Today, politicians, musicians and common folk debate whether Marley should be enshrined at National Heroes Park. Jamaica has only seven National Heroes, including the political greats Norman Manley, regarded as the Father of Independent Jamaica, Alexander Bustamente, the first Prime minister, and black nationalist Marcus Garvey, Marley's inspiration.

Naysayers argue Marley's advocacy of ganja use -- although universally accepted in Jamaica and a sacrament in the Rastafarian faith, it is still officially illegal -- and brief references to violence in his music weigh against him.

But of the two current candidates for National Hero, Marleyand the late Prime Minister Michael Manley, a figure of enormous stature in the Third World, the reggae legend is often considered the most likely to succeed.

"This music called to the people of the world," said Barbara Glouden, a well-known journalist and radio host. "It was used in every front-line act of defiance."
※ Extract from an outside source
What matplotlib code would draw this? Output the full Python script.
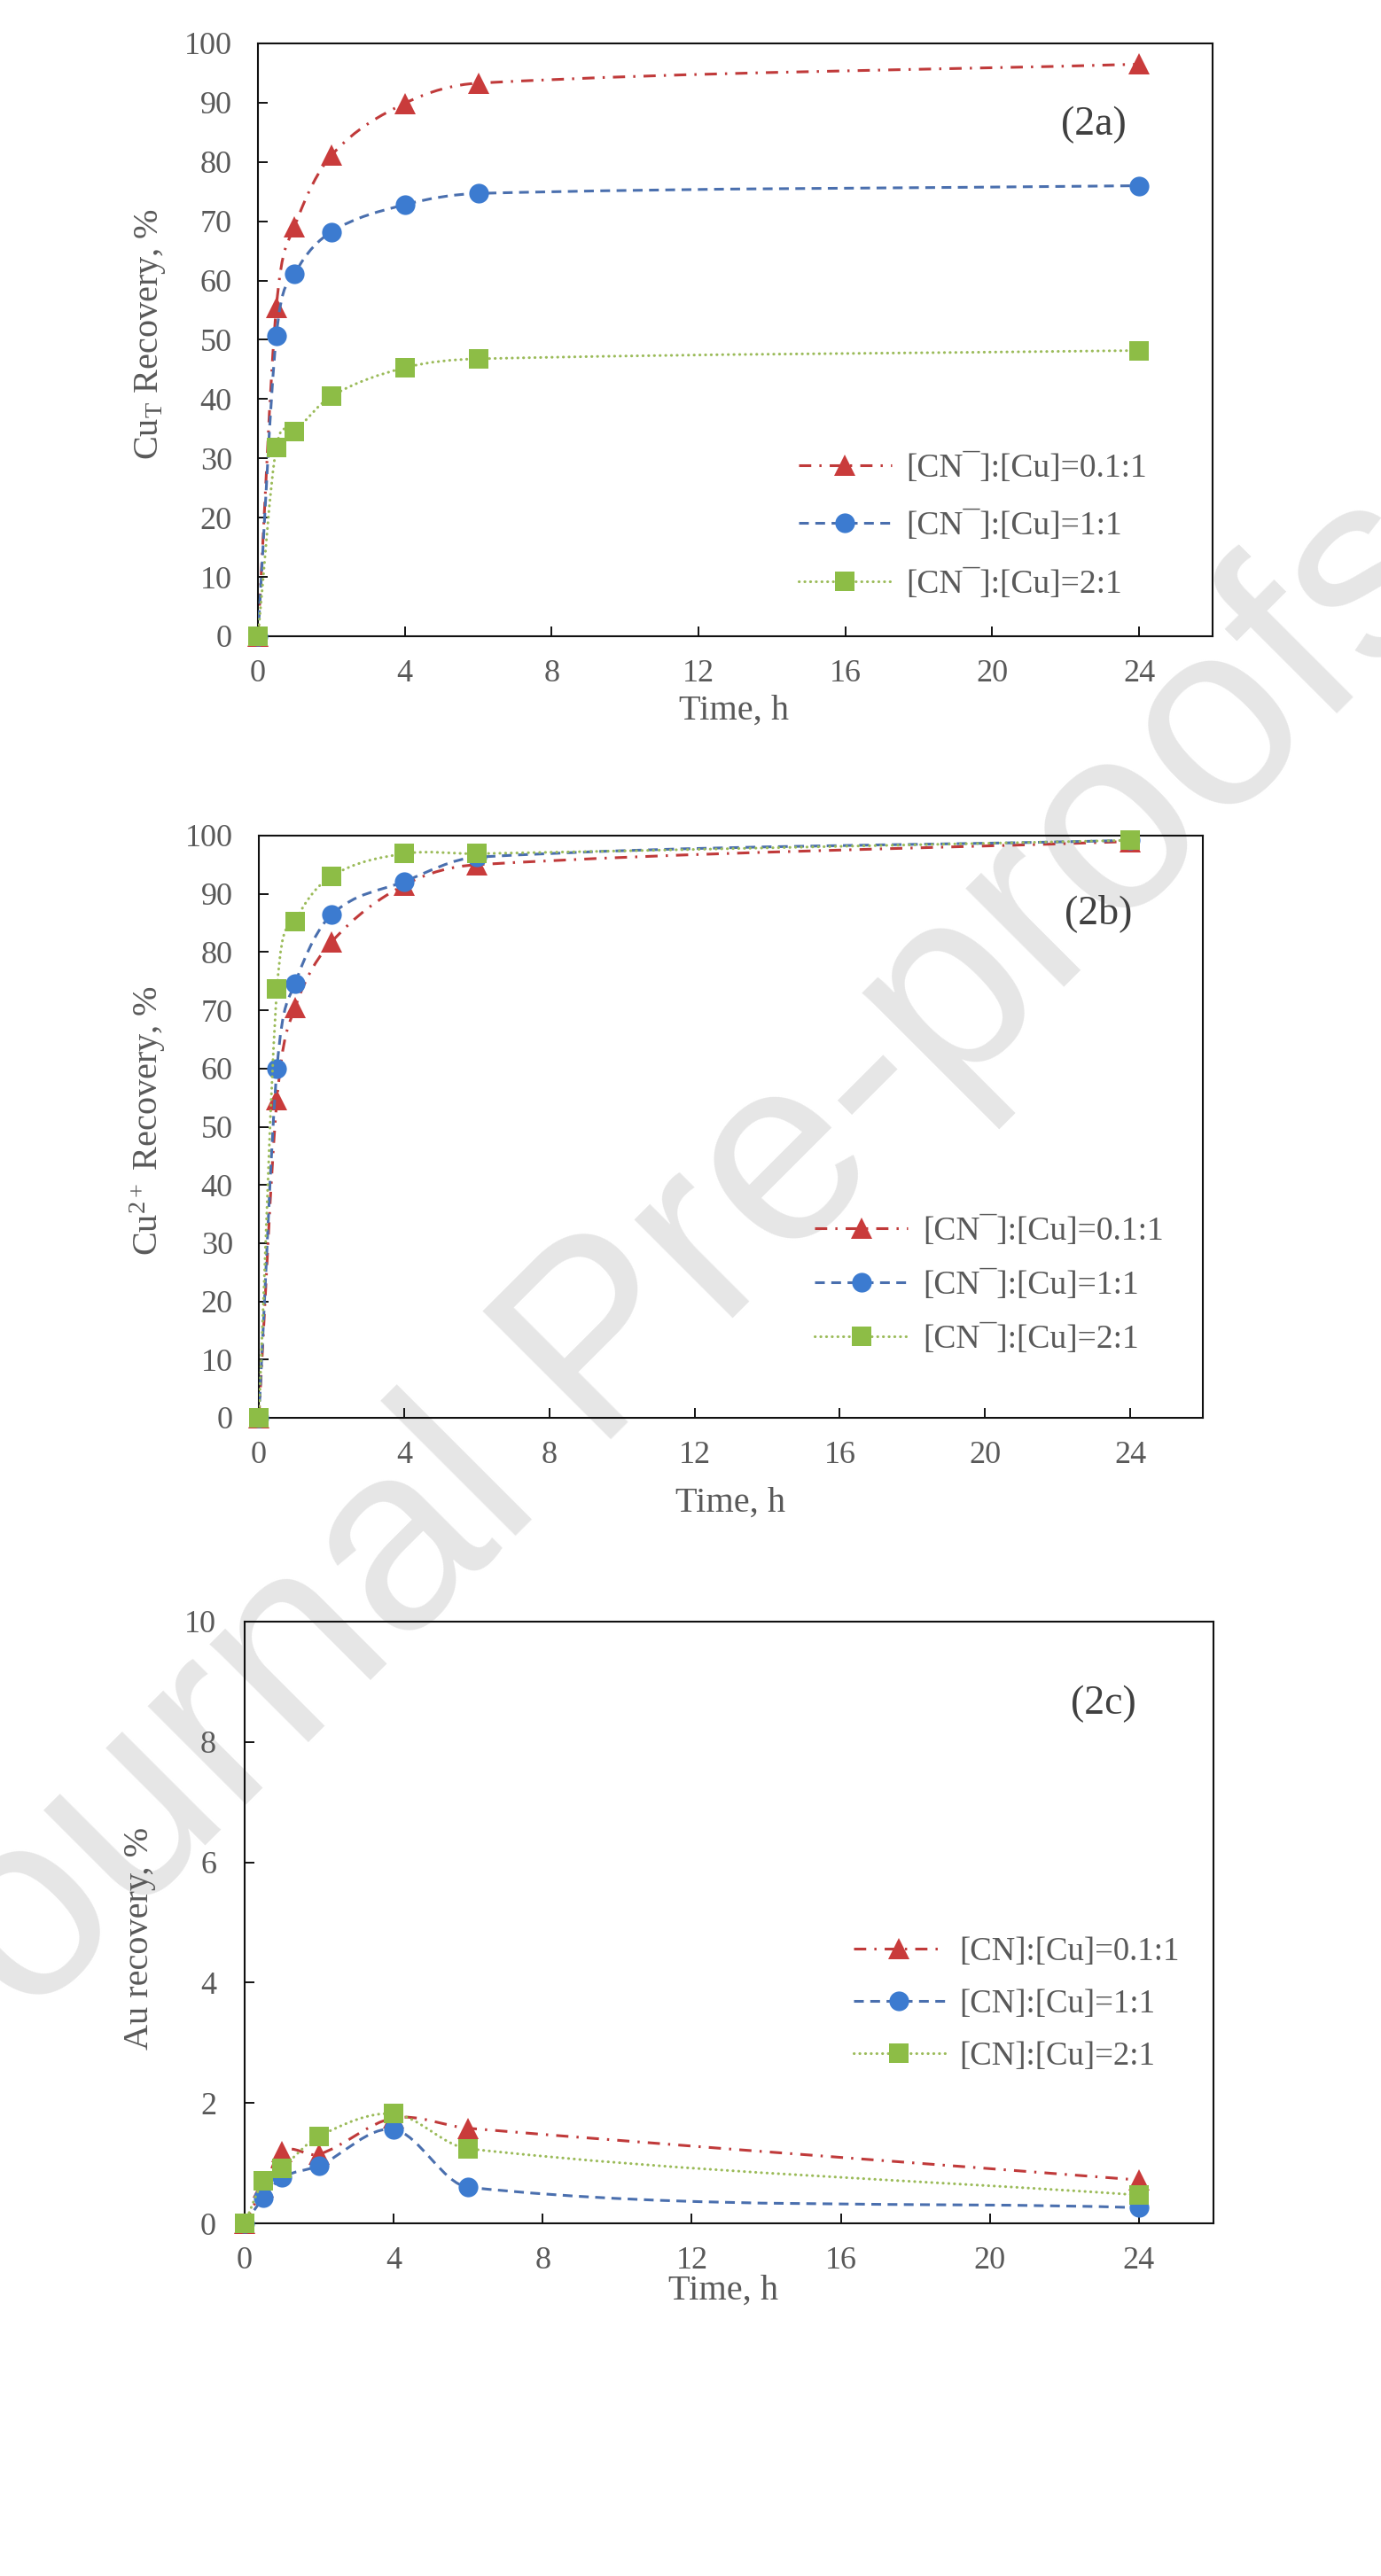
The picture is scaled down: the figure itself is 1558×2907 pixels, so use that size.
import numpy as np
import matplotlib
matplotlib.use("Agg")
import matplotlib.pyplot as plt
from matplotlib.path import Path
from matplotlib.patches import PathPatch
from matplotlib.lines import Line2D

plt.rcParams['font.family'] = ['Liberation Serif', 'DejaVu Serif']
plt.rcParams['mathtext.fontset'] = 'custom'
plt.rcParams['mathtext.rm'] = 'Liberation Serif'
plt.rcParams['mathtext.it'] = 'Liberation Serif:italic'
plt.rcParams['mathtext.bf'] = 'Liberation Serif:bold'

# ---------------- data ----------------
time_h = [0, 0.5, 1, 2, 4, 6, 24]
x_ticks = [0, 4, 8, 12, 16, 20, 24]

series_labels_ab = ['[CN¯]:[Cu]=0.1:1', '[CN¯]:[Cu]=1:1', '[CN¯]:[Cu]=2:1']
series_labels_c = ['[CN]:[Cu]=0.1:1', '[CN]:[Cu]=1:1', '[CN]:[Cu]=2:1']

cuT_01 = [0, 55.4, 69.1, 81.1, 89.9, 93.3, 96.5]
cuT_1 = [0, 50.6, 61.1, 68.2, 72.8, 74.7, 76.0]
cuT_2 = [0, 31.8, 34.5, 40.5, 45.3, 46.8, 48.2]

cu2_01 = [0, 54.7, 70.5, 81.7, 91.5, 95.0, 99.0]
cu2_1 = [0, 60.0, 74.6, 86.4, 92.1, 96.3, 99.2]
cu2_2 = [0, 73.6, 85.2, 93.0, 96.9, 96.9, 99.2]

au_01 = [0, 0.60, 1.20, 1.15, 1.75, 1.58, 0.72]
au_1 = [0, 0.42, 0.76, 0.96, 1.56, 0.60, 0.26]
au_2 = [0, 0.70, 0.92, 1.45, 1.82, 1.24, 0.47]

y_ticks_ab = [0, 10, 20, 30, 40, 50, 60, 70, 80, 90, 100]
y_ticks_c = [0, 2, 4, 6, 8, 10]

# ---------------- styles ----------------
line_colors = ['#C03A3A', '#4A6FAE', '#9BBB59']
marker_colors = ['#C93B3B', '#3C7BD0', '#8DBD46']
markers = ['^', 'o', 's']
marker_sizes = [17, 16, 16]
linestyles = [(0, (4.5, 3.0, 0.8, 3.0)), (0, (3.6, 2.4)), (0, (0.1, 2.0))]
capstyles = ['butt', 'butt', 'round']
LW = 2.2
TXT = '#595959'


def smooth_path(x, y):
    x = np.asarray(x, float)
    y = np.asarray(y, float)
    n = len(x)
    m = np.empty(n)
    m[0] = (y[1] - y[0]) / (x[1] - x[0])
    m[-1] = (y[-1] - y[-2]) / (x[-1] - x[-2])
    for i in range(1, n - 1):
        m[i] = (y[i + 1] - y[i - 1]) / (x[i + 1] - x[i - 1])
    verts = [(x[0], y[0])]
    codes = [Path.MOVETO]
    for i in range(n - 1):
        h = x[i + 1] - x[i]
        verts += [(x[i] + h / 3, y[i] + m[i] * h / 3),
                  (x[i + 1] - h / 3, y[i + 1] - m[i + 1] * h / 3),
                  (x[i + 1], y[i + 1])]
        codes += [Path.CURVE4] * 3
    return Path(verts, codes)


W, H = 1558, 2907
fig = plt.figure(figsize=(W / 100, H / 100), dpi=100)
fig.patch.set_facecolor('white')

# watermark
fig.text(0.4724, 0.494, 'Journal Pre-proofs', fontsize=214, family='Liberation Sans',
         color='#e6e6e6', rotation=45, rotation_mode='anchor', ha='center', va='center',
         zorder=-10)


def px_axes(l, r, t, b):
    return fig.add_axes([l / W, 1 - b / H, (r - l) / W, (b - t) / H])


panels = [
    dict(box=(291, 1368, 49, 718), data=[cuT_01, cuT_1, cuT_2], ylim=(0, 100), yticks=y_ticks_ab,
         ylabel='Cu$_{\\rm T}$ Recovery, %', ylab_xy=(-0.0947, 0.51), xlab_xy=(0.499, -0.098),
         tag='(2a)', tag_xy=(0.8756, 0.863), labels=series_labels_ab,
         leg_xy=(0.566, 0.185), leg_fs=27, leg_ls=0.82, ypad=21),
    dict(box=(292, 1357, 943, 1600), data=[cu2_01, cu2_1, cu2_2], ylim=(0, 100), yticks=y_ticks_ab,
         ylabel='Cu$^{2+}$ Recovery, %', ylab_xy=(-0.0967, 0.51), xlab_xy=(0.5, -0.118),
         tag='(2b)', tag_xy=(0.889, 0.866), labels=series_labels_ab,
         leg_xy=(0.589, 0.227), leg_fs=27, leg_ls=0.70, ypad=21),
    dict(box=(276, 1369, 1830, 2509), data=[au_01, au_1, au_2], ylim=(0, 10), yticks=y_ticks_c,
         ylabel='Au recovery, %', ylab_xy=(-0.0915, 0.473), xlab_xy=(0.494, -0.085),
         tag='(2c)', tag_xy=(0.8866, 0.863), labels=series_labels_c,
         leg_xy=(0.6285, 0.364), leg_fs=26.5, leg_ls=0.67, ypad=23),
]

for p in panels:
    ax = px_axes(*p['box'])
    ax.patch.set_alpha(0)
    ax.set_xlim(0, 26)
    ax.set_ylim(*p['ylim'])
    ax.set_xticks(x_ticks)
    ax.set_yticks(p['yticks'])
    ax.tick_params(direction='in', length=8, width=1.3, colors='black', labelcolor=TXT,
                   labelsize=26)
    ax.tick_params(axis='x', pad=19)
    ax.tick_params(axis='y', pad=p['ypad'])
    for s in ax.spines.values():
        s.set_linewidth(1.5)
        s.set_color('#111111')

    handles = []
    for k, yv in enumerate(p['data']):
        patch = PathPatch(smooth_path(time_h, yv), fill=False, edgecolor=line_colors[k],
                          linewidth=LW, linestyle=linestyles[k], capstyle=capstyles[k],
                          zorder=2 + k)
        ax.add_patch(patch)
        ax.plot(time_h, yv, linestyle='none', marker=markers[k], ms=marker_sizes[k],
                mfc=marker_colors[k], mec=marker_colors[k], mew=0, clip_on=False,
                zorder=2.5 + k)
        h = Line2D([], [], color=line_colors[k], lw=LW, linestyle=linestyles[k],
                   dash_capstyle=capstyles[k], marker=markers[k], ms=marker_sizes[k],
                   mfc=marker_colors[k], mec=marker_colors[k], mew=0)
        handles.append(h)

    leg = ax.legend(handles, p['labels'], loc='center left', bbox_to_anchor=p['leg_xy'],
                    frameon=False, fontsize=p['leg_fs'], handlelength=2.8,
                    handletextpad=0.45, labelspacing=p['leg_ls'], borderpad=0,
                    borderaxespad=0, numpoints=1)
    for t in leg.get_texts():
        t.set_color(TXT)

    ax.set_ylabel(p['ylabel'], fontsize=29, color=TXT)
    ax.yaxis.set_label_coords(*p['ylab_xy'])
    ax.set_xlabel('Time, h', fontsize=29, color=TXT)
    ax.xaxis.set_label_coords(*p['xlab_xy'])
    ax.text(p['tag_xy'][0], p['tag_xy'][1], p['tag'], transform=ax.transAxes,
            fontsize=33, color='#404040', ha='center', va='center')

fig.savefig('out.png', dpi=100, facecolor='white')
But she argues for caution, saying Marley's staying power needs proving. "I think that national heroes cannot be made in a hurry. It is not just the person you are enshrining, it is the quality of the work. It has to stand the test of time."

Kingston shopkeeper Trevor Henry, whose small store carries Marley songbooks, trinkets and Rasta-colored banners reading "Positive Vibes" and "Question Authority," says Marley is a genuine hero.

"Twenty years after his death, his music still has an impact. His message is still there. Good clean lyrics. In terms of uplifting the minds of the people, he is a national hero."